According to The Rock, however, McDonough held his own during their fight scenes.

"Neal is an exceptional athlete and his athleticism shows in our fight scenes," The Rock says. "I was really surprised because a great athlete does not always make a great fighter. There's an X factor, a switch you turn on. Neal is one of those guys who have that switch."

McDonough says he has hockey and his older brothers to thank for toughening him up. "My four older brothers beat the snot out of me as a kid," he says. "If I can put up with them, I can put up with Rock for a couple of months! He, too, is a great athlete, but he's also a really talented and gifted actor. Of all the actors I've ever worked with, he's my favorite."

Yeah, OK, but could you take him?

"With a gun, a bazooka, a tank and a machete, I'd still lose," McDonough said with a laugh. "But with a hockey stick, I'd get him!"

An award-winning thespian who studied at the London Academy of Dramatic Arts, McDonough, who played first base and pitched at Syracuse, once dreamt of playing Major League Baseball with his beloved Red Sox.

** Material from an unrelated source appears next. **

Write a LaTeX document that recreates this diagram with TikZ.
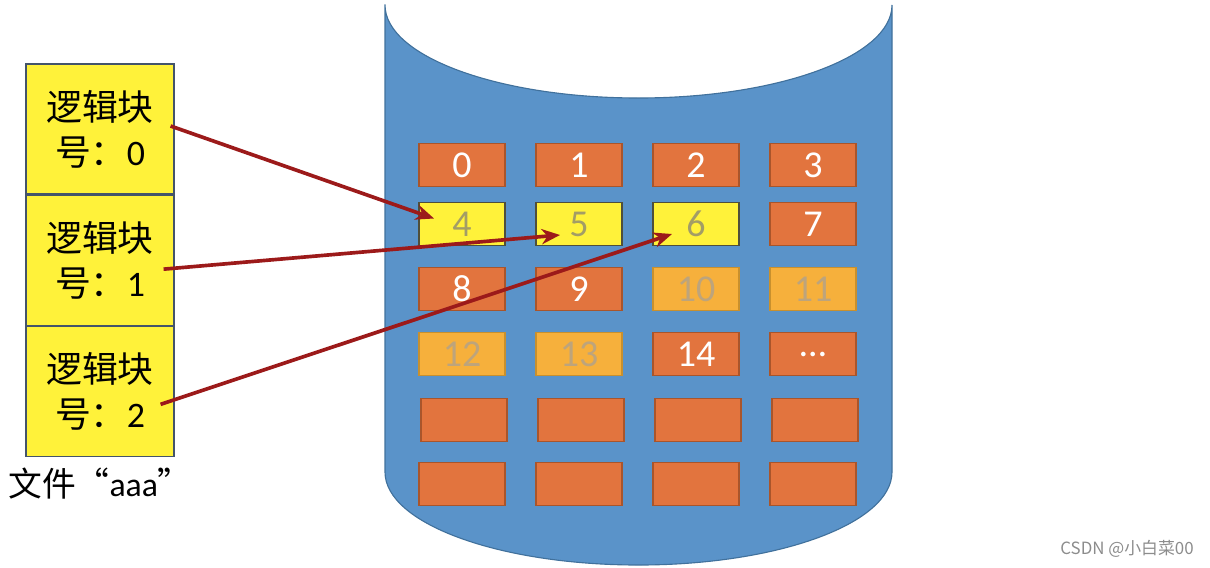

"Yeah, I considered going for it," says McDonough who was about to give up on acting just before he was cast in HBO's "Band of Brothers."

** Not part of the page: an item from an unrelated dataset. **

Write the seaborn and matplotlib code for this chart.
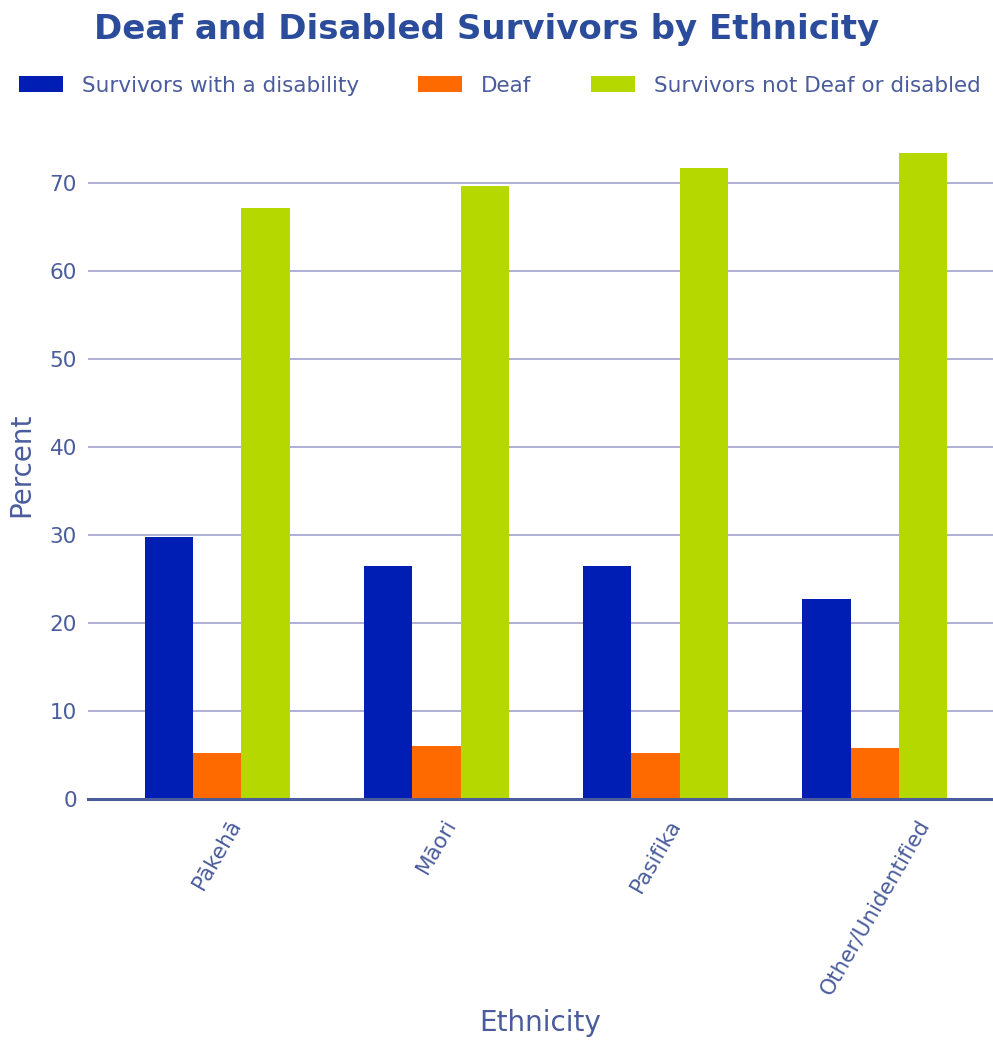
import matplotlib
matplotlib.use("Agg")
import matplotlib.pyplot as plt
import seaborn as sns
import pandas as pd

categories = ["Pākehā", "Māori", "Pasifika", "Other/Unidentified"]
series_names = ["Survivors with a disability", "Deaf", "Survivors not Deaf or disabled"]
disability = [29.8, 26.5, 26.5, 22.7]
deaf = [5.2, 6.0, 5.2, 5.8]
not_deaf_disabled = [67.2, 69.7, 71.7, 73.4]
y_ticks = [0, 10, 20, 30, 40, 50, 60, 70]

colors = ["#001EB4", "#FF6A00", "#B5D800"]
text_color = "#4A5C9C"

rows = []
for name, vals in zip(series_names, [disability, deaf, not_deaf_disabled]):
    for c, v in zip(categories, vals):
        rows.append({"Ethnicity": c, "Series": name, "Percent": v})
df = pd.DataFrame(rows)

sns.set_theme(style="white")
plt.rcParams['font.family'] = ['DejaVu Sans']

fig = plt.figure(figsize=(9.93, 10.43), dpi=100)
ax = fig.add_axes([0.0886, 0.234, 0.9114, 0.641])

sns.barplot(data=df, x="Ethnicity", y="Percent", hue="Series", order=categories,
            hue_order=series_names, palette=colors, width=0.66, saturation=1,
            edgecolor="none", linewidth=0, ax=ax, legend=True)

ax.set_xlim(-0.59, 3.54)
ax.set_ylim(0, 76)
ax.set_yticks(y_ticks)
ax.yaxis.grid(True, color="#A9A9D2", linewidth=1.3)
ax.set_axisbelow(True)
for s in ["top", "right", "left"]:
    ax.spines[s].set_visible(False)
ax.spines["bottom"].set_color("#4A5C9C")
ax.spines["bottom"].set_linewidth(2.2)
ax.tick_params(axis="both", length=0, colors=text_color, labelsize=15.5)
ax.tick_params(axis="y", pad=8)
plt.setp(ax.get_xticklabels(), rotation=60, ha="center", va="top", rotation_mode="default")
ax.tick_params(axis="x", pad=12)
ax.set_ylabel("Percent", color=text_color, fontsize=20, labelpad=10)
ax.set_xlabel("Ethnicity", color=text_color, fontsize=20, labelpad=8)

handles, labels = ax.get_legend_handles_labels()
ax.get_legend().remove()
fig.legend(handles, labels, loc="center", bbox_to_anchor=(0.503, 0.918), ncol=3,
           frameon=False, fontsize=15.5, labelcolor=text_color, handlelength=2.05,
           handleheight=0.8, columnspacing=2.75, handletextpad=0.88)

fig.text(0.49, 0.972, "Deaf and Disabled Survivors by Ethnicity", ha="center", va="center",
         fontsize=24.5, fontweight="bold", color="#2B4C9A")

fig.savefig("out.png", dpi=100)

"In fact, tonight is my Opening Day. I play in a hardball league still. At 30 years old I'm playing with 18-year-old kids who are throwing balls 95-miles per hour. Stupid! Ruve (his fiancée) is like, 'Why do you subject yourself to such torture?' But I love it! I love the game."

That love, however, does not extend to the New York Yankees. When asked how much he hates the boys from The Bronx, McDonough said: "I can't tell you how much I hate the Yankees. But if the Yankees weren't the Yankees, it wouldn't be the best rivalry in sports. I'm just a pathetic Red Sox fan."

Indeed. After the Sox lost to the Yankees in the playoffs, McDonough, who had hosted a party that night, got up at 7 a.m. the following morning and watched a tape of the game. "I was rewinding it and thinking that maybe they're actually going to beat the Yankees this time! It's sick. I'm pathetic, I will admit it. I hate the Yankees! But if there were no Yankees, it wouldn't be as fun."

The Red Sox were expected to do well last season and did. That is, until the Yankees' Aaron Boone hit that solo homer in the bottom of the 11th in Game 7 of the ALCS. But did McDonough really think the Orangeman had a chance to repeat as NCAA champions?

"Well, you know we'd lost Carmelo (Anthony) and he was the franchise," he said. "So no, I really didn't know what to expect. But man, both those Alabama teams with the big upsets. Who knew?